Pandemia - Observações de um amigo

Seus olhos já não tinham o mesmo brilho, não era possível abraçar, nem tocar suas mãos, nem ver o seu rosto. Apenas teus olhos revelavam as verdades não ditas. Falou-me te tristeza, de solidão, sem entrar em detalhes. Também não era preciso, tava óbvio. Todo o seu corpo expressava essa solidão, essa angustia de estar no mundo e continuar tentando viver, apesar de, apesar de, apesar de... O cabelo crescido, roupas surradas, barba por fazer...todo o seu corpo expressava essa entrega. Não há o que fazer. Era tempo de pandemia, corria o ano 2021. E já se passaram um ano inteiro nesse caos, nessa luta entre o bem e o mal, nesse desalinho interno, nessa sensação de abandono. Cadê o chá, mamãe? Eu cresci? Ohhh, mas eu nem vi... Olha pro mundo inteiro! Olha a tua volta! Tantas perdas, tantas horas, tanta espera... Sua espera não se assemelha à minha. Não! Sua espera não se assemelha a nenhuma outra. Nenhum humano pensaria ou sentiria isso de forma igual porque não somos iguais. Mas, de alguma forma, eu entendi sua dor. De alguma forma eu senti sua solidão também. Algo dos teus sentimentos encontra as minhas dores. Talvez por tanto te conhecer, por tantas horas que tivemos de conversas intensas e verdadeiras. Não, não trocamos sorrisos, nem atrás das máscaras. Não, não trocamos sorrisos, nem atrás das máscaras.
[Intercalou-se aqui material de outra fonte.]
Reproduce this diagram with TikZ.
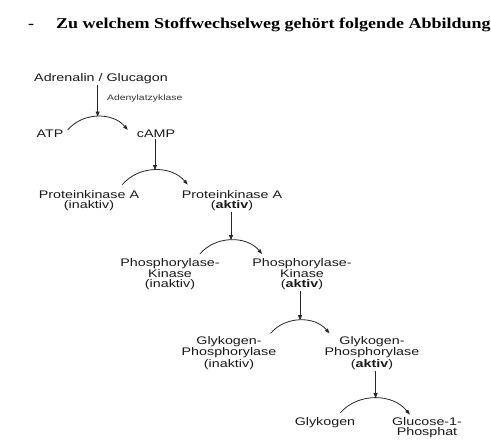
\documentclass[tikz,border=0pt]{standalone}
\usepackage{fontspec}
\newfontfamily\labfont[FakeStretch=1.3]{Liberation Sans}
\newfontfamily\titlefont[FakeStretch=1.2]{Liberation Serif}
\usetikzlibrary{arrows.meta}

\begin{document}
\begin{tikzpicture}[x=1pt,y=1pt,
  lbl/.style={font=\labfont\fontsize{11}{10}\selectfont,align=center,inner sep=1pt,text=black!90},
  enz/.style={font=\labfont\fontsize{8}{8}\selectfont,inner sep=1pt,text=black!80},
  ttl/.style={font=\titlefont\bfseries\fontsize{15}{18}\selectfont,anchor=base west,inner sep=0pt},
  act/.style={draw=black!85,line width=0.8pt,-{Triangle[length=5pt,width=4pt]}},
  arc/.style={draw=black!85,line width=0.8pt,bend left=50,-{Triangle[length=5pt,width=3.5pt]}}]
\useasboundingbox (0,0) rectangle (491,-445);
% Frage
\node[ttl] (dash) at (28,-28) {-};
\node[ttl] (frage) at (56,-28) {Zu welchem Stoffwechselweg gehört folgende Abbildung};
% Stoffe
\node[lbl] (adr) at (101,-79) {Adrenalin / Glucagon};
\node[enz,anchor=west] (adc) at (106,-98) {Adenylatzyklase};
\node[lbl] (atp) at (50,-134) {ATP};
\node[lbl] (camp) at (156,-134) {cAMP};
\node[lbl] (pkai) at (89,-201) {Proteinkinase A\\(inaktiv)};
\node[lbl] (pkaa) at (232,-201) {Proteinkinase A\\(\textbf{aktiv})};
\node[lbl] (phki) at (170,-274) {Phosphorylase-\\Kinase\\(inaktiv)};
\node[lbl] (phka) at (302,-274) {Phosphorylase-\\Kinase\\(\textbf{aktiv})};
\node[lbl] (gpi) at (229,-353) {Glykogen-\\Phosphorylase\\(inaktiv)};
\node[lbl] (gpa) at (372,-353) {Glykogen-\\Phosphorylase\\(\textbf{aktiv})};
\node[lbl] (gly) at (325,-423) {Glykogen};
\node[lbl] (g1p) at (427,-428) {Glucose-1-\\Phosphat};
% Umsetzungen
\foreach \l/\r/\k/\ax/\ay/\bx/\by in {atp/camp/k1/3/-1/-8/-1,
    pkai/pkaa/k2/-18/5/7/5, phki/phka/k3/-21/3/11/3,
    gpi/gpa/k4/-7/2/6/2, gly/g1p/k5/-16/4/19/2}
  \draw[arc] ([xshift=\ax,yshift=\ay]\l.north east) to coordinate[pos=.5] (\k) ([xshift=\bx,yshift=\by]\r.north west);
% Aktivierung
\draw[act] (k1 |- adr.south) -- (k1);
\draw[act] (k2 |- camp.south) -- (k2);
\draw[act] (k3 |- pkaa.south) -- (k3);
\draw[act] (k4 |- phka.south) -- (k4);
\draw[act] (k5 |- gpa.south) -- (k5);
\end{tikzpicture}
\end{document}
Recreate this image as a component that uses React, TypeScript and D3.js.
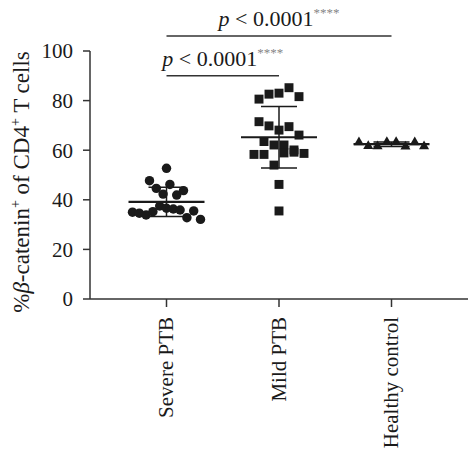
import * as d3 from "d3";

// values (% beta-catenin+ of CD4+ T cells)
const categories = ["Severe PTB", "Mild PTB", "Healthy control"];
const severePTB = [35.0, 34.6, 33.9, 35.2, 37.5, 36.6, 36.3, 35.9, 32.8, 35.5, 32.1, 47.7, 44.6, 42.3, 46.2, 41.9, 43.7, 52.7];
const mildPTB = [80.6, 82.6, 83.0, 85.2, 81.6, 71.5, 69.8, 68.1, 69.5, 66.1, 63.5, 62.1, 62.1, 60.1, 58.3, 58.3, 54.0, 58.9, 59.2, 58.7, 46.2, 35.5];
const healthyControl = [63.2, 61.7, 61.6, 63.3, 63.3, 61.5, 63.2, 61.6];
const yTicks = [0, 20, 40, 60, 80, 100];
const comparisonPairs = [["Severe PTB", "Mild PTB"], ["Severe PTB", "Healthy control"]];
const comparisonLevels = [90, 106];
const pText = "p < 0.0001";
const stars = "****";

const W = 474, H = 460;
const font = "'Liberation Serif', 'Times New Roman', serif";
const ink = "#1a1a1a";

const x = d3.scalePoint<string>().domain(categories).range([90, 468]).padding(0.68);
const y = d3.scaleLinear().domain([0, 100]).range([299, 51]);

// GraphPad-ish column scatter: group close values into rows, spread each row around the centre
function columnScatter(values: number[], rowSpan: number, spacing: number) {
  const order = d3.range(values.length).sort((a, b) => values[a] - values[b]);
  const offsets = new Array(values.length).fill(0);
  let row: number[] = [];
  let start = -Infinity;
  const flush = () => {
    row.sort((a, b) => a - b);
    row.forEach((k, i) => (offsets[k] = (i - (row.length - 1) / 2) * spacing));
  };
  for (const i of order) {
    if (values[i] - start >= rowSpan) {
      flush();
      row = [];
      start = values[i];
    }
    row.push(i);
  }
  flush();
  return offsets;
}

const groups = [
  { name: categories[0], values: severePTB, symbol: d3.symbolCircle, size: 70, spacing: 6.8 },
  { name: categories[1], values: mildPTB, symbol: d3.symbolSquare, size: 80, spacing: 10 },
  { name: categories[2], values: healthyControl, symbol: d3.symbolTriangle, size: 44, spacing: 9.3 },
];

const Group = ({ g }: { g: typeof groups[number] }) => {
  const cx = x(g.name)!;
  const offs = columnScatter(g.values, 5.9, g.spacing);
  const path = d3.symbol().type(g.symbol).size(g.size)()!;
  const mean = d3.mean(g.values)!;
  const sd = d3.deviation(g.values)!;
  return (
    <g>
      {g.values.map((v, i) => (
        <path key={i} d={path} transform={`translate(${cx + offs[i]},${y(v)})`} fill={ink} />
      ))}
      <line x1={cx} x2={cx} y1={y(mean + sd)} y2={y(mean - sd)} stroke={ink} strokeWidth={1.5} />
      <line x1={cx - 18} x2={cx + 18} y1={y(mean + sd)} y2={y(mean + sd)} stroke={ink} strokeWidth={1.5} />
      <line x1={cx - 18} x2={cx + 18} y1={y(mean - sd)} y2={y(mean - sd)} stroke={ink} strokeWidth={1.5} />
      <line x1={cx - 38} x2={cx + 38} y1={y(mean)} y2={y(mean)} stroke={ink} strokeWidth={2.2} />
    </g>
  );
};

export default function App() {
  const [x0, x1] = x.range();
  return (
    <svg width={W} height={H} style={{ position: "absolute", left: 0, top: 0, background: "#fff" }} fontFamily={font}>
      {/* y axis */}
      <line x1={x0} x2={x0} y1={y(100)} y2={y(0)} stroke="#333" strokeWidth={1.5} />
      {yTicks.map(t => (
        <g key={t} transform={`translate(0,${y(t)})`}>
          <line x1={x0 - 7} x2={x0} stroke="#333" strokeWidth={1.5} />
          <text x={x0 - 17} dy="0.35em" textAnchor="end" fontSize={21} fill={ink}>{t}</text>
        </g>
      ))}
      <text transform={`translate(29,182) rotate(-90)`} textAnchor="middle" fontSize={23} fill={ink}>
        %<tspan fontStyle="italic">β</tspan>-catenin<tspan dy={-9} fontSize={14}>+</tspan>
        <tspan dy={9}> of CD4</tspan><tspan dy={-9} fontSize={14}>+</tspan><tspan dy={9}> T cells</tspan>
      </text>

      {/* x axis */}
      <line x1={x0} x2={x1} y1={y(0)} y2={y(0)} stroke="#333" strokeWidth={1.5} />
      {categories.map(c => (
        <g key={c}>
          <line x1={x(c)} x2={x(c)} y1={y(0)} y2={y(0) + 8} stroke="#333" strokeWidth={1.5} />
          <text transform={`translate(${x(c)},${y(0) + 18}) rotate(-90)`} textAnchor="end" dy="0.33em" fontSize={21} fill={ink}>{c}</text>
        </g>
      ))}

      {groups.map(g => <Group key={g.name} g={g} />)}

      {/* significance brackets */}
      {comparisonPairs.map(([a, b], i) => {
        const xa = x(a)!, xb = x(b)!, yy = y(comparisonLevels[i]);
        return (
          <g key={i}>
            <line x1={xa} x2={xb} y1={yy} y2={yy} stroke="#333" strokeWidth={1.5} />
            <text x={(xa + xb) / 2} y={yy - 10} textAnchor="middle" fontSize={22} fill={ink}>
              <tspan fontStyle="italic">{pText.slice(0, 1)}</tspan>{pText.slice(1)}
              <tspan dy={-9} fontSize={13} fill="#858585">{stars}</tspan>
            </text>
          </g>
        );
      })}
    </svg>
  );
}
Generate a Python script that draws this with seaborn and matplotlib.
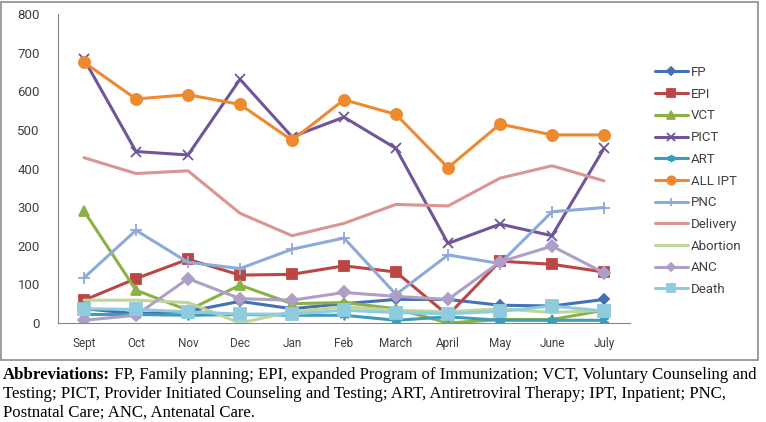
import matplotlib
matplotlib.use("Agg")
import matplotlib.pyplot as plt
import matplotlib.patches as mpatches
import seaborn as sns

# === Data
months = ["Sept", "Oct", "Nov", "Dec", "Jan", "Feb", "March", "April", "May", "June", "July"]

fp = [37, 24, 30, 56, 37, 50, 61, 61, 46, 44, 61]
epi = [59, 115, 165, 124, 126, 148, 132, 20, 160, 152, 132]
vct = [290, 85, 33, 98, 50, 53, 37, 0, 9, 9, 33]
pict = [683, 444, 435, 631, 482, 533, 452, 206, 256, 226, 452]
art = [22, 22, 20, 22, 20, 20, 7, 16, 7, 7, 7]
all_ipt = [675, 580, 591, 566, 473, 578, 540, 402, 515, 487, 487]
pnc = [117, 240, 157, 141, 191, 220, 74, 176, 154, 288, 299]
delivery = [428, 387, 394, 284, 226, 258, 307, 303, 375, 407, 368]
abortion = [59, 59, 53, 0, 29, 42, 33, 29, 37, 27, 33]
anc = [7, 20, 115, 63, 59, 79, 69, 61, 158, 199, 130]
death = [37, 35, 29, 23, 23, 33, 27, 24, 30, 44, 31]

series = [
    ("FP", fp, "#4471B4", "D", 5.5),
    ("EPI", epi, "#BB4644", "s", 7),
    ("VCT", vct, "#8AB046", "^", 7),
    ("PICT", pict, "#71559A", "x", 7),
    ("ART", art, "#3E9DB6", (6, 2, 0), 7),
    ("ALL IPT", all_ipt, "#EE8A2E", "o", 8),
    ("PNC", pnc, "#8EAADB", "+", 8),
    ("Delivery", delivery, "#DA9593", None, 0),
    ("Abortion", abortion, "#BFD69A", None, 0),
    ("ANC", anc, "#AE9FC8", "D", 6),
    ("Death", death, "#8ECBDE", "s", 8),
]

caption_bold = "Abbreviations:"
caption_lines = [
    " FP, Family planning; EPI, expanded Program of Immunization; VCT, Voluntary Counseling and",
    "Testing; PICT, Provider Initiated Counseling and Testing; ART, Antiretroviral Therapy; IPT, Inpatient; PNC,",
    "Postnatal Care; ANC, Antenatal Care.",
]

sns.set_theme(style="white")
plt.rcParams["font.family"] = ["Roboto", "DejaVu Sans"]

W, H = 766, 422
fig = plt.figure(figsize=(W / 100, H / 100), dpi=100)
ax = fig.add_axes([58 / W, 1 - 323 / H, (630 - 58) / W, (323 - 14) / H])

x = list(range(len(months)))
for name, vals, color, marker, ms in series:
    sns.lineplot(x=x, y=vals, ax=ax, color=color, linewidth=2.2,
                 marker=marker, markersize=ms, markeredgecolor=color,
                 markeredgewidth=1.3, label=name)

# === Axes styling (Excel look)
ax.set_xlim(-0.5, len(months) - 0.5)
ax.set_ylim(0, 800)
ax.set_yticks(range(0, 801, 100))
ax.set_xticks(x)
ax.set_xticklabels(months)
ax.set_xticks([i - 0.5 for i in range(len(months) + 1)], minor=True)
ax.tick_params(axis="x", which="major", length=0, pad=10, labelsize=8.5, colors="#404040")
ax.tick_params(axis="x", which="minor", length=4, width=0.8, color="#868686", direction="out")
ax.tick_params(axis="y", length=5, width=0.8, color="#868686", direction="out", pad=8,
               labelsize=9.5, labelcolor="#404040")
ax.spines["top"].set_visible(False)
ax.spines["right"].set_visible(False)
for s in ("left", "bottom"):
    ax.spines[s].set_color("#868686")
    ax.spines[s].set_linewidth(0.8)
ax.set_xlabel("")
ax.set_ylabel("")

leg = ax.legend(loc="upper left", bbox_to_anchor=(655 / W, 1 - 66 / H),
                bbox_transform=fig.transFigure, frameon=False, fontsize=9.5,
                handlelength=2.5, handletextpad=0.2, labelspacing=0.66,
                borderpad=0, borderaxespad=0, markerscale=0.75)
for t in leg.get_texts():
    t.set_color("#404040")

# === Outer frame of the chart
fig.patches.append(mpatches.Rectangle((1 / W, 1 - 360 / H), 757 / W, 358 / H,
                                      transform=fig.transFigure, fill=False,
                                      edgecolor="#8c8c8c", linewidth=1.2))

# === Caption with bold prefix
cap_font = ["Liberation Serif", "DejaVu Serif"]
cap_size = 12.1
fig.canvas.draw()
renderer = fig.canvas.get_renderer()
y0 = 1 - 375 / H
b = fig.text(3 / W, y0, caption_bold, family=cap_font, fontsize=cap_size, weight="bold",
             va="center", ha="left", color="black")
bb = b.get_window_extent(renderer)
fig.text(bb.x1 / W, y0, caption_lines[0], family=cap_font, fontsize=cap_size,
         va="center", ha="left", color="black")
fig.text(3 / W, 1 - 394.5 / H, caption_lines[1], family=cap_font, fontsize=cap_size,
         va="center", ha="left", color="black")
fig.text(3 / W, 1 - 413 / H, caption_lines[2], family=cap_font, fontsize=cap_size,
         va="center", ha="left", color="black")

fig.savefig("out.png", dpi=100)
Quis te abraçar e buscar no fundo dos seus olhos aquela alegria de outrora, aquele brilho, aquela luz...Não tive forças. Outros medos e outros riscos me assaltaram. Vírus, medos, dores, desesperança. Estamos vivendo um lockdown. Não é possível sair de casa e saímos, meio adolescentes, tentando romper ou corromper o que tá posto e que não é possível suportar sozinho. Trocamos algumas palavras, corriqueiras, sem nenhum valor significativo. Nossas conversas sempre tiveram tanto conteúdo. Filosofia, psicologia, família, literatura, poesia e tanto amor pela vida e pela beleza do viver. Agora, já não sabemos mais conversar. Estaríamos perdendo o jeito? Desaprendemos? Acostumamos a ficar em silêncio, na confirmação consciente de que não há o que fazer? Algumas pessoas partiram. Há ainda uma dor não elaborada pelo luto, pela tradição não experienciada. E não pudemos falar sobre isso também. Acabou seu tempo. Era apenas cinco minutos.